In the hour reporters walked with her, Solis knocked on about 20 doors, but of the two where residents answered one wanted nothing to do with her and the other talked with Solis but didn’t want to fill out paperwork. She left fliers with the rest.

“It gets the voice out,” Solis said. “It gets people to vote. It gets the people to understand how and why it is important to vote. That’s what Mi Familia is about.”

With the general election approaching, Mi Familia Vota and 11 other organizations that are part of the coalition One Arizona are trying to get Hispanics to commit to voting and get them on the permanent early ballot list. Their goal: turning this demographic’s numbers – an estimated 30.3 percent of all Arizonans – into voting power.
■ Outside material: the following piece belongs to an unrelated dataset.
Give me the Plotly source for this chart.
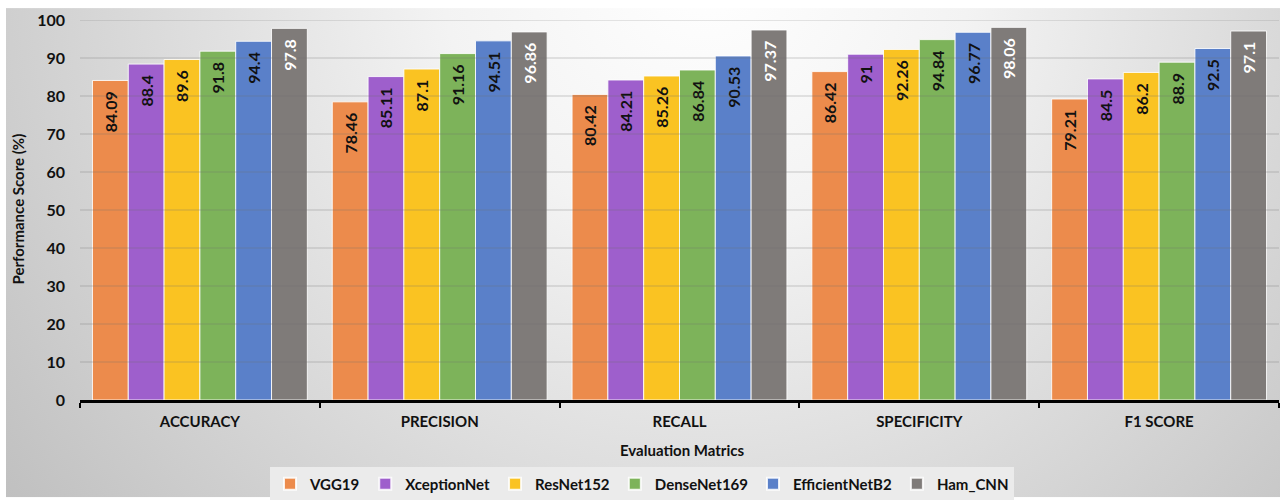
import base64
import plotly.graph_objects as go

# Evaluation metrics and model scores (%)
metrics = ["ACCURACY", "PRECISION", "RECALL", "SPECIFICITY", "F1 SCORE"]
models = ["VGG19", "XceptionNet", "ResNet152", "DenseNet169", "EfficientNetB2", "Ham_CNN"]

vgg19 = [84.09, 78.46, 80.42, 86.42, 79.21]
xception = [88.4, 85.11, 84.21, 91, 84.5]
resnet152 = [89.6, 87.1, 85.26, 92.26, 86.2]
densenet169 = [91.8, 91.16, 86.84, 94.84, 88.9]
efficientnetb2 = [94.4, 94.51, 90.53, 96.77, 92.5]
ham_cnn = [97.8, 96.86, 97.37, 98.06, 97.1]

series = [vgg19, xception, resnet152, densenet169, efficientnetb2, ham_cnn]
colors = ["#EC8B4C", "#9E5FCC", "#FAC322", "#7DB35A", "#5A80C9", "#7F7B79"]
label_colors = ["#111111"] * 5 + ["#ffffff"]

y_ticks = list(range(0, 101, 10))

FONT = "Lato"

fig = go.Figure()
for name, vals, col, lcol in zip(models, series, colors, label_colors):
    fig.add_trace(go.Bar(
        name=name,
        x=metrics,
        y=vals,
        marker=dict(color=col, line=dict(color="rgba(255,255,255,0.85)", width=1)),
        text=[f"{v:g}\u00a0\u00a0" for v in vals],
        textposition="inside",
        insidetextanchor="end",
        textangle=-90,
        insidetextfont=dict(family=FONT, size=16, color=lcol, weight="bold"),
        cliponaxis=False,
    ))

# Soft radial background behind the whole chart
svg = (
    '<svg xmlns="http://www.w3.org/2000/svg" width="1274" height="493" '
    'viewBox="0 0 1274 493" preserveAspectRatio="none"><defs>'
    '<radialGradient id="g" gradientUnits="userSpaceOnUse" cx="700" cy="-40" r="880">'
    '<stop offset="0" stop-color="#ffffff"/><stop offset="0.3" stop-color="#f3f3f3"/>'
    '<stop offset="1" stop-color="#c0c0c0"/></radialGradient></defs>'
    '<rect width="1274" height="493" fill="url(#g)"/></svg>'
)
bg_src = "data:image/svg+xml;base64," + base64.b64encode(svg.encode()).decode()

W, H = 1280, 501
ML, MR, MT, MB = 80, 1, 20, 98
PW, PH = W - ML - MR, H - MT - MB

def px_x(p):
    return (p - ML) / PW

def px_y(p):
    return (H - MB - p) / PH

# Gridlines drawn over the bars
grid_shapes = [
    dict(type="line", xref="paper", yref="y", x0=0, x1=1, y0=t, y1=t,
         line=dict(color="rgba(110,110,110,0.35)", width=1), layer="above")
    for t in y_ticks if t > 0
]

fig.update_layout(
    width=W, height=H,
    margin=dict(l=ML, r=MR, t=MT, b=MB),
    paper_bgcolor="#ffffff",
    plot_bgcolor="rgba(0,0,0,0)",
    barmode="group",
    bargap=0.104,
    bargroupgap=0,
    font=dict(family=FONT, color="#111111"),
    images=[dict(source=bg_src, xref="paper", yref="paper",
                 x=px_x(6), y=px_y(8), sizex=(W - 6) / PW, sizey=(H - 8) / PH,
                 xanchor="left", yanchor="top", sizing="stretch", layer="below")],
    shapes=grid_shapes,
    showlegend=True,
    legend=dict(
        orientation="h", x=px_x(642), xanchor="center", y=px_y(471), yanchor="top",
        bgcolor="#ebebeb", borderwidth=0,
        font=dict(family=FONT, size=15, color="#111111", weight="bold"),
        itemsizing="constant", itemwidth=30, traceorder="normal",
    ),
    xaxis=dict(
        showline=True, linecolor="#000000", linewidth=3,
        ticks="outside", tickson="boundaries", ticklen=5, tickwidth=2, tickcolor="#000000",
        tickfont=dict(family=FONT, size=15, color="#111111", weight="bold"),
        ticklabelstandoff=6,
        showgrid=False,
    ),
    yaxis=dict(
        range=[0, 100], tickvals=y_ticks, showgrid=False, zeroline=False,
        showline=False, ticks="",
        tickfont=dict(family=FONT, size=16, color="#111111", weight="bold"),
        ticklabelstandoff=14,
    ),
    annotations=[
        dict(text="Performance Score (%)", xref="paper", yref="paper",
             x=px_x(18), y=px_y(211), xanchor="center", yanchor="middle",
             textangle=-90, showarrow=False,
             font=dict(family=FONT, size=15, color="#111111", weight="bold")),
        dict(text="Evaluation Matrics", xref="paper", yref="paper",
             x=px_x(682), y=px_y(453), xanchor="center", yanchor="middle",
             showarrow=False,
             font=dict(family=FONT, size=15, color="#111111", weight="bold")),
    ],
)

fig.write_html("out.html")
“The most effective approach is door-to-door,” said Francisco Heredia, director of One Arizona. “We are on pace to knock on 130,000 doors in Maricopa and Pima counties.”

He said Hispanics have the power to decide elections as their voting numbers increase.
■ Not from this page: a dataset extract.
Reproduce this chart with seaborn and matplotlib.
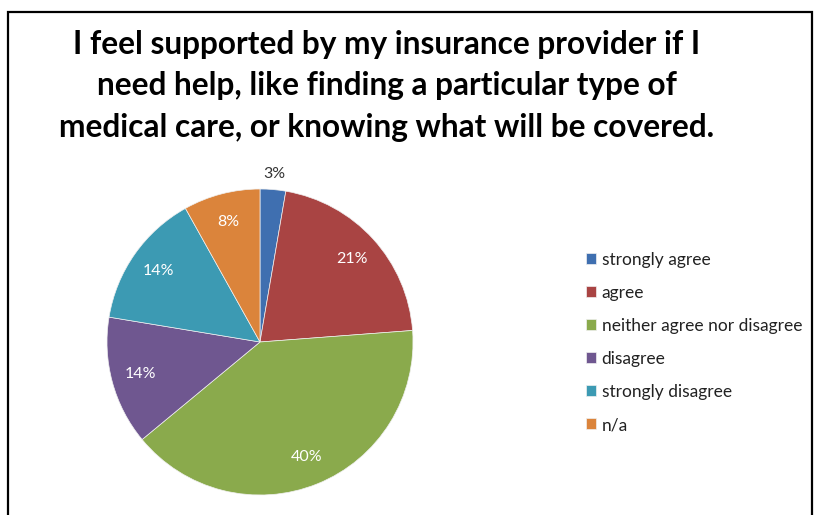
import matplotlib
matplotlib.use("Agg")
import matplotlib.pyplot as plt
import seaborn as sns
import numpy as np
from matplotlib.patches import Rectangle

categories = ["strongly agree", "agree", "neither agree nor disagree",
              "disagree", "strongly disagree", "n/a"]
values = [2.7, 21.1, 40.2, 13.6, 14.3, 8.1]
labels = ["3%", "21%", "40%", "14%", "14%", "8%"]
colors = ["#3F6FB0", "#A94443", "#8AAA4C", "#6F5790", "#3C9AB3", "#DB843B"]
title = ("I feel supported by my insurance provider if I\n"
         "need help, like finding a particular type of\n"
         "medical care, or knowing what will be covered.")

sns.set_theme(style="white")
plt.rcParams['font.family'] = ['Lato', 'DejaVu Sans']

W, H = 815, 515
fig = plt.figure(figsize=(W / 100, H / 100), dpi=100)
fig.patch.set_facecolor("white")

# border
fig.add_artist(Rectangle((8 / W, -0.05), (812 - 8) / W, 1.05 - 12 / H,
                         transform=fig.transFigure, fill=False,
                         edgecolor="black", linewidth=1.6))

fig.text(387 / W, 1 - 86 / H, title, ha="center", va="center",
         fontsize=22.8, fontweight="bold", color="black", linespacing=1.52)

cx, cy, r = 260, 342, 153
ax = fig.add_axes([(cx - r) / W, (H - cy - r) / H, 2 * r / W, 2 * r / H])
wedges, _ = ax.pie(values, colors=colors, startangle=90, counterclock=False,
                   wedgeprops=dict(edgecolor="#f0f0f0", linewidth=0.5))
ax.set_xlim(-1, 1)
ax.set_ylim(-1, 1)
ax.set_aspect("equal")
ax.axis("off")

for i, (w, lab) in enumerate(zip(wedges, labels)):
    ang = np.deg2rad((w.theta1 + w.theta2) / 2)
    if i == 0:
        d, col = 1.10, "#333333"
    else:
        d, col = 0.81, "white"
    ax.text(d * np.cos(ang), d * np.sin(ang), lab, ha="center", va="center",
            fontsize=11.5, color=col, clip_on=False)

leg = fig.legend(wedges, categories, loc="upper left",
                 bbox_to_anchor=(579 / W, 1 - 245 / H),
                 frameon=False, fontsize=12.5, handlelength=0.6,
                 handleheight=0.6, handletextpad=0.3, labelspacing=0.98,
                 borderaxespad=0)
for t in leg.get_texts():
    t.set_color("#222222")

fig.savefig("out.png", dpi=100, facecolor="white")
“Latinos have been the only demographic to increase turnout in the last four elections,” Heredia said.

Heredia said the early voting list is moving in the right direction, increasing from 90,000 in 2010 to more than 265,000 now, in part because of knocks on doors by One Arizona’s 12 participating organizations.
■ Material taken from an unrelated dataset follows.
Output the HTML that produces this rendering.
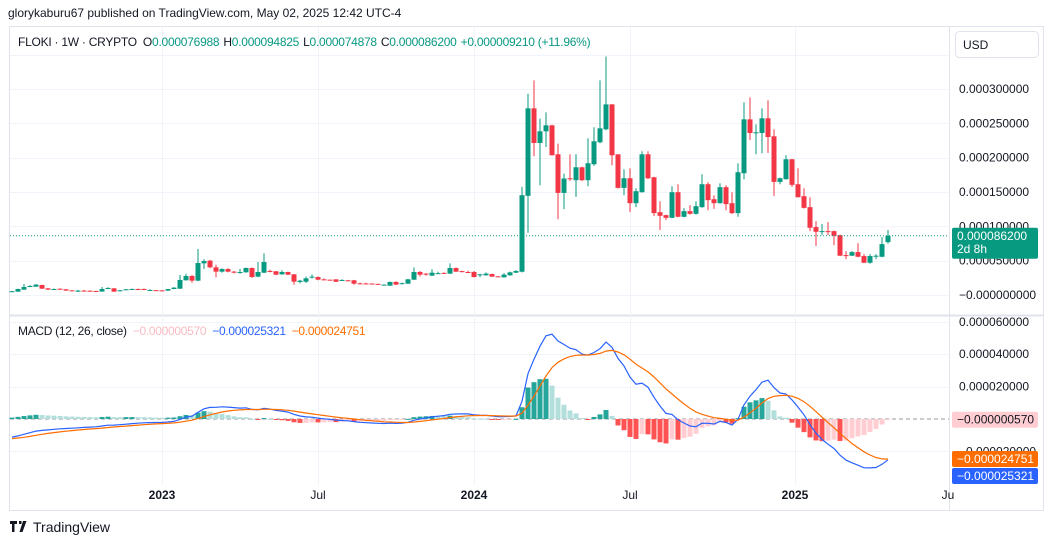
<!DOCTYPE html>
<html><head><meta charset="utf-8">
<style>
body{margin:0;background:#fff;width:1053px;height:545px;overflow:hidden;font-family:"Liberation Sans",sans-serif}
svg text{font-family:"Liberation Sans",sans-serif}
</style></head>
<body>
<svg id="c" width="1053" height="545" xmlns="http://www.w3.org/2000/svg">
<text x="8" y="17" font-size="12" fill="#131722">glorykaburu67 published on TradingView.com, May 02, 2025 12:42 UTC-4</text>
<rect x="9.5" y="26.5" width="1034" height="484" fill="none" stroke="#e0e3eb"/>
<line x1="949.5" y1="27" x2="949.5" y2="510" stroke="#e0e3eb"/>
<line x1="10" y1="315.5" x2="1043" y2="315.5" stroke="#e0e3eb" stroke-width="2"/>
<g id="grid"></g>
<g id="candles"></g>
<g id="macd"></g>
<g id="axes"></g>
<g>
<text x="18" y="46" font-size="12" fill="#131722" letter-spacing="-0.25">FLOKI · 1W · CRYPTO <tspan dx="3">O</tspan><tspan fill="#089981">0.000076988</tspan><tspan dx="4">H</tspan><tspan fill="#089981">0.000094825</tspan><tspan dx="4">L</tspan><tspan fill="#089981">0.000074878</tspan><tspan dx="4">C</tspan><tspan fill="#089981">0.000086200</tspan><tspan dx="4" fill="#089981">+0.000009210 (+11.96%)</tspan></text>
</g>
<g>
<text x="18" y="335" font-size="12" fill="#131722" letter-spacing="-0.3">MACD (12, 26, close) <tspan dx="3" fill="#f8bbc3">−0.000000570</tspan><tspan dx="6" fill="#2962ff">−0.000025321</tspan><tspan dx="6" fill="#ff6d00">−0.000024751</tspan></text>
</g>
<g>
<rect x="955.5" y="31.5" width="83" height="26" rx="4" fill="#fff" stroke="#e0e3eb"/>
<text x="963" y="49" font-size="12" fill="#131722">USD</text>
</g>
<g>
<path d="M10 521h7v3h-2.5v8h-2.5v-8h-2z M19 521h2.5v3h-2.5z M23 521h3.5l-4 11h-3z" fill="#131722"/>
<text x="33" y="532" font-size="14" fill="#131722">TradingView</text>
</g>
</svg>
<script>
const O=[5.4,4.9,7.8,12.1,12.1,14.6,9.7,7.8,9.2,8.3,6.8,4.9,6.4,6.2,5.9,5.0,8.7,9.7,5.9,7.8,8.3,8.7,8.7,6.8,7.0,6.8,6.4,8.7,9.2,21.4,27.7,20.9,46.1,50,40.3,34,37.8,34,33,33,39.3,26.7,32.5,35,34.5,30.1,33.5,30.1,19,19.4,26.2,26.2,22.8,22.3,22.8,21.4,21.4,21.4,17,16.8,16.7,16.2,14.6,13.6,19,17,16.5,22.3,33.5,31.1,28.2,31.5,32.2,31.1,39.3,34.8,33.5,33.5,29.6,28.7,30.6,27.2,25.7,28.7,32.5,
33.9,144.4,271.8,221.4,238.4,247.1,204.9,148.7,170,167.2,186,167.2,190.4,222.4,241.3,277.6,204.9,156,170,133.7,149.7,204.9,171.5,120.6,116.3,112.4,149.7,113.9,122.1,118.2,127.9,161.3,139.5,133.7,157,133.7,119.2,177.3,255.8,235.9,235.9,257.3,231.1,164.7,168.6,197.7,161.3,143.9,127.9,98.9,92.1,93,93,87.2,58.1,57.2,62.5,56.7,47,56.7,55.7,77];
const H=[5.9,9.2,16,14.5,16,15,10,9.5,9.7,8.6,7,7.5,7.5,7,6,11.6,11.5,10,7.5,8.8,9.5,9.5,9.5,8.3,7.3,7,9,11.5,29.1,31,29,66.9,52,51,44,39,39,35,38,40,40,48,60.6,37,35,36,34,30.5,22,27,30,27,24,22.5,23,23,22,22,18,18,17,16.5,15.5,19.5,20,18,23.5,40.3,35,32,37.5,34,33,46,40,35.5,35.5,35,31,33,31,27.5,32,34,36,
157.5,293.1,312.5,256.8,266,248,220.4,176.8,204.9,204.9,187,228.2,244.2,312.5,347.4,278,205,183.1,184.6,155.5,209.3,209.3,172,136.6,117,158.4,161.3,126.5,130.8,136.6,175.9,164.2,145.3,162.8,159.9,149.7,191.9,280.5,287.8,248.5,271.8,283.4,241.3,171,203.5,198,184.6,155.5,142.4,107.6,103.2,106.1,94,88,63.9,63.9,75.6,59.6,59.6,59.6,84.3,94.8];
const L=[5.0,4.5,7.5,11.5,11.8,9,7.5,7.5,7.5,6,6,4.5,5.5,5.5,5,4.8,8.5,4.5,5.5,7.5,8,8,8,6.5,6.5,6.4,6,8.5,9,21,18,20,37.8,39,25.7,32.5,33,31.5,31,32.5,25,26,32,33,29,29.5,29,15,17,17.5,24,21.5,21.5,21.5,19,21,20.5,15,16,16,16,15.5,14.3,13.2,14.6,15.5,16,22,27,28,27.7,31,31,30.6,33.5,33,32,25.5,26,28,26.5,26.5,25.5,28,32,
33,90.6,202,159.9,215.6,203,110.5,125,166.2,142.9,166,158.4,188,221,240,189,155,145.3,120.6,127.9,149,169,114.8,94.5,109,112,113,113,117,117,127,123.5,125.5,133,123.5,118,113.9,168.6,225.8,204.9,206.4,206.9,144.4,161.3,168,157.5,142,126,93,71.2,87.2,87.2,72.7,57,52.3,57,55,46.5,45.5,52.3,55,74.9];
const C=[5.5,8.7,11.6,13.1,15.1,9.2,7.8,8.7,7.8,6.4,6.4,6.4,5.9,5.9,5.4,8.7,10.2,4.9,6.8,8.3,8.7,8.3,8.3,7.3,6.8,6.6,8.7,10.7,21.9,27.7,20.9,46.6,49.5,40.3,34,37.8,34,32.5,33.5,39.3,26.2,33.5,48,34,29.6,33.5,29.6,19.4,20.9,24.3,26.7,22.3,22.3,22.1,19.4,21.9,21.2,16.5,16.5,16.5,16.5,16,15.1,19,15.1,17.2,22.8,33.5,29.6,30.6,32.5,31.8,31.8,39.3,34,33.5,32.5,26.2,30.1,31.1,26.7,26.9,29.6,33,35,
145.3,271.8,221.4,238.4,247.1,203.5,148.7,169.6,169.1,186,167.2,191.9,223.8,242.7,277.6,203.5,156,170,133.7,151.2,204.9,170,119.2,115.3,112.4,149.7,113.9,122.1,118.2,129.3,161.3,138.1,133.7,157,132.3,119.2,178.8,255.8,235.9,236.9,257.3,230.1,164.7,170,197.7,160.4,142.4,126.9,97.9,92.1,93,92.1,86.2,57.2,57.2,62.5,55.7,47,56.7,57.2,74.1,86.2];
const priceTicks=["0.000300000","0.000250000","0.000200000","0.000150000","0.000100000","0.000050000","−0.000000000"];
const priceTickVals=[300,250,200,150,100,50,0];
const macdTicks=["0.000060000","0.000040000","0.000020000","−0.000020000"];
const macdTickVals=[60,40,20,-20];
const timeLabels=["2023","Jul","2024","Jul","2025","Ju"];
const timeIdx=[25,51,77,103,130.5,156];
const timeBold=[1,0,1,0,1,0];
const macdSeed=[10,21.7,-12.3];

const NS="http://www.w3.org/2000/svg";
const px=i=>12+6*i;
const py=v=>295-v*0.6867;
const my=v=>419-v*1.62;
function mk(tag,attrs,parent){const e=document.createElementNS(NS,tag);for(const k in attrs)e.setAttribute(k,attrs[k]);parent.appendChild(e);return e;}
const grid=document.getElementById('grid'),cg=document.getElementById('candles'),mg=document.getElementById('macd'),ax=document.getElementById('axes');
[350,...priceTickVals].forEach(v=>{const l=mk('line',{x1:10,x2:949,y1:Math.round(py(v))+.5,y2:Math.round(py(v))+.5,stroke:'#f0f3fa'},grid);

});
macdTickVals.forEach(v=>{const l=mk('line',{x1:10,x2:949,y1:Math.round(my(v))+.5,y2:Math.round(my(v))+.5,stroke:'#f0f3fa'},grid);

});
timeIdx.slice(0,5).forEach(i=>{const l=mk('line',{x1:Math.round(px(i))+.5,x2:Math.round(px(i))+.5,y1:27,y2:485,stroke:'#f0f3fa'},grid);

});
for(let i=0;i<C.length;i++){
 const up=C[i]>=O[i],col=up?'#089981':'#f23645',x=px(i);
 const w=mk('line',{x1:x,x2:x,y1:py(H[i]),y2:py(L[i]),stroke:col,'stroke-width':1},cg);
 
 
 const t=py(Math.max(O[i],C[i])),b=py(Math.min(O[i],C[i]));
 const r=mk('rect',{x:x-2.5,y:t,width:5,height:Math.max(1,b-t),fill:col},cg);
 
 
}
const lp=py(C[C.length-1]);
const pl=mk('line',{x1:10,x2:949,y1:lp,y2:lp,stroke:'#089981','stroke-dasharray':'1 2'},cg);


let e12=macdSeed[0],e26=macdSeed[1],sig=macdSeed[2];const M=[],S=[],Hs=[];
for(let i=0;i<C.length;i++){e12+= (C[i]-e12)*2/13;e26+=(C[i]-e26)*2/27;const m=e12-e26;sig+=(m-sig)*2/10;M.push(m);S.push(sig);Hs.push(m-sig);}
const zl=mk('line',{x1:10,x2:949,y1:my(0),y2:my(0),stroke:'#9598a1','stroke-dasharray':'4 3'},mg);


for(let i=0;i<Hs.length;i++){
 const h=Hs[i],prev=i?Hs[i-1]:h;
 const col=h>=0?(h>=prev?'#26a69a':'#b2dfdb'):(h<prev?'#ff5252':'#ffcdd2');
 const y1=my(Math.max(h,0)),y2=my(Math.min(h,0));
 const r=mk('rect',{x:px(i)-2.5,y:y1,width:5,height:Math.max(1,y2-y1),fill:col},mg);
 
 
}
const ml=mk('polyline',{points:M.map((v,i)=>px(i)+','+my(v).toFixed(1)).join(' '),fill:'none',stroke:'#2962ff','stroke-width':1.2},mg);


const sl=mk('polyline',{points:S.map((v,i)=>px(i)+','+my(v).toFixed(1)).join(' '),fill:'none',stroke:'#ff6d00','stroke-width':1.2},mg);


priceTicks.forEach((t,k)=>{const e=mk('text',{x:959,y:py(priceTickVals[k])+4,'font-size':12,fill:'#131722'},ax);e.textContent=t;

});
macdTicks.forEach((t,k)=>{const e=mk('text',{x:959,y:my(macdTickVals[k])+4,'font-size':12,fill:'#131722'},ax);e.textContent=t;

});
timeLabels.forEach((t,k)=>{const e=mk('text',{x:px(timeIdx[k]),y:499,'font-size':12,'text-anchor':'middle',fill:'#131722','font-weight':timeBold[k]?'bold':'normal'},ax);e.textContent=t;

});
function badge(y,h,bg,fg,lines,name){const g=mk('g',{},ax);
 mk('rect',{x:952,y:y,width:86,height:h,fill:bg,rx:2},g);
 lines.forEach((t,k)=>{const e=mk('text',{x:957,y:y+12+k*13,'font-size':12,fill:fg},g);e.textContent=t;});}
badge(lp-8,31,'#089981','#fff',['0.000086200','2d 8h'],'last-price-badge');
badge(my(Hs[Hs.length-1])-8,16,'#ffcdd2','#131722',['−0.000000570'],'histogram-badge');
badge(451,16,'#ff6d00','#fff',['−0.000024751'],'signal-badge');
badge(468,16,'#2962ff','#fff',['−0.000025321'],'macd-badge');
</script>
</body></html>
For Solis, the mission takes five hours a day, Saturday through Thursday, and involves knocking on up to 90 doors per shift.

“We want to make a difference,” Solis said.

Cristian Avial, Arizona state lead for Mi Familia Vota, said the team aims to make a difference. One way canvassers do this is by having people fill out commitment cards that include three reasons why they want to vote this year. These cards are collected and then mailed back to the voters around election time to remind them why they want to vote.

“They commit themselves. They’re going to vote in this year’s election,” Avial said.

Despite the efforts of One Arizona and other groups, about 15 percent of the state’s registered voters in the 2012 election were Latino, according to a report by Arizona State University’s Morrison Institute for Public Policy. A big part of the reason, the report said, is that the majority of the state’s Hispanic population is under the age of 18.

Joseph Garcia, director of Morrison Institute’s Latino Public Policy Center, said that while Hispanic voting power is growing it’s unlikely to make a significant difference until more of the population reaches adulthood and engages on issues. That may not happen until 2030, he said.

The Morrison Institute report noted that younger Americans are less likely to vote than older people. The effect is notable among Hispanics, whose median age in Arizona is 25 versus 44 for non-Hispanic whites.

“Voters have to be excited to actually take part in voting,” Garcia said.

Ultimately, he said, the influence of Hispanic voters could turn Arizona from a state dominated by Republicans to one where Democrats hold sway.

“It’s hard to envision it, but data don’t lie,” Garcia said. “That’s what’s going to happen.”

Back in Mesa, Solis said she and other canvassers for Mi Familia Vota will continue their work.

“When it comes to making a difference for the state, we go for it,” Solis said. “We want to make a difference.”